Sei gegrüßet, Jesu gütig, BWV 768, also known as Partite diverse sopra "Sei gegrüßet, Jesu gütig", is a chorale partita for organ by Johann Sebastian Bach.

History 
The work consists of a chorale and eleven short variations written on it. This is one of Bach's earlier works, dating from around 1705, when the young composer was influenced by the style of the variations of Georg Böhm, organist of St. John's Church in Lüneburg, where Bach was a student. Dieterich Buxtehude is another probable source of inspiration. Of Bach's chorale partitas for organ, this is the longest.

Bach composed the initial chorale by taking the old traditional melody of "Sei gegrüßet, Jesu gütig", then presented a series of variations according to different styles. Five of the eleven variations require an organ with pedals. The melody of the original hymn is usually present in the soprano part. Each variation is developed based on a rhythmic motif or theme.

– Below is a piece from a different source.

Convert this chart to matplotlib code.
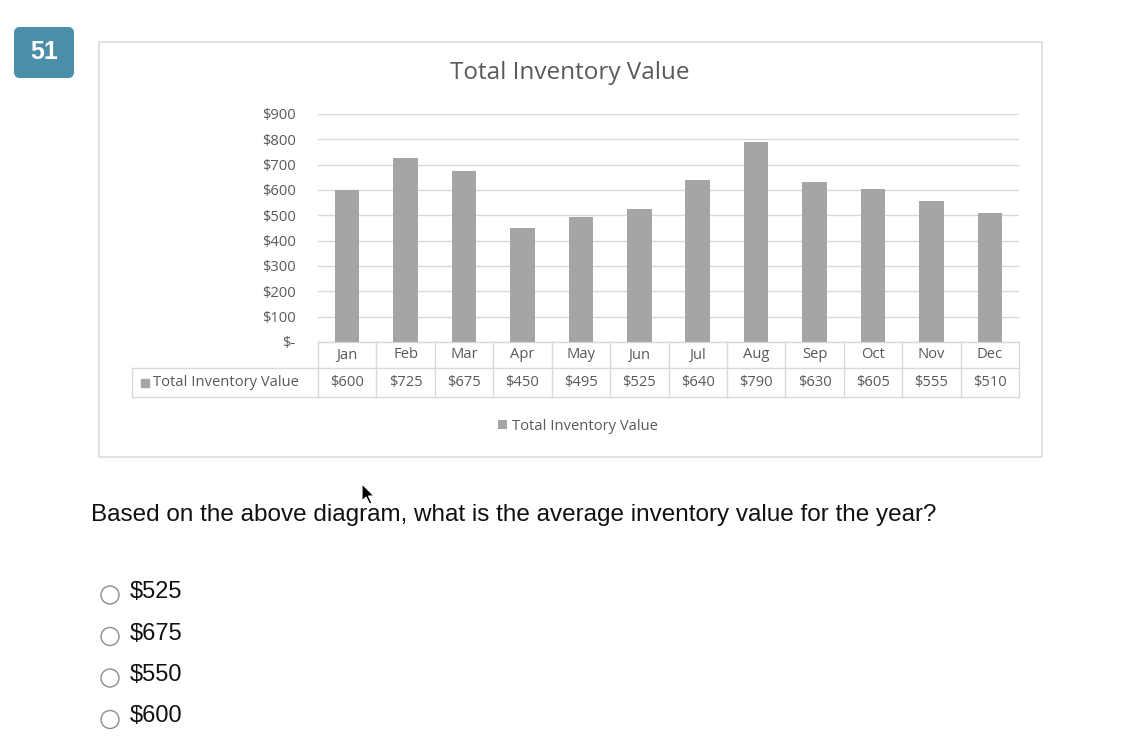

Greater descriptions of the widely varying styles of these variations are written by Stainton de B Taylor and by Philipp Spitta  who note not only the Bohm-like styles but also a few variations being clearly from the much more mature Bach.

Structure 
 Chorale
 Variation I (a 2 Clav.)
 Variation II
 Variation III
 Variation IV
 Variation V
 Variation VI
 Variation VII (a 2 Clav. e Ped.)
 Variation VIII
 Variation IX (a 2 Clav. e Ped.)
 Variation X (a 2 Clav. e Ped.)
 Variation XI (a 5 voci, in Organo pleno)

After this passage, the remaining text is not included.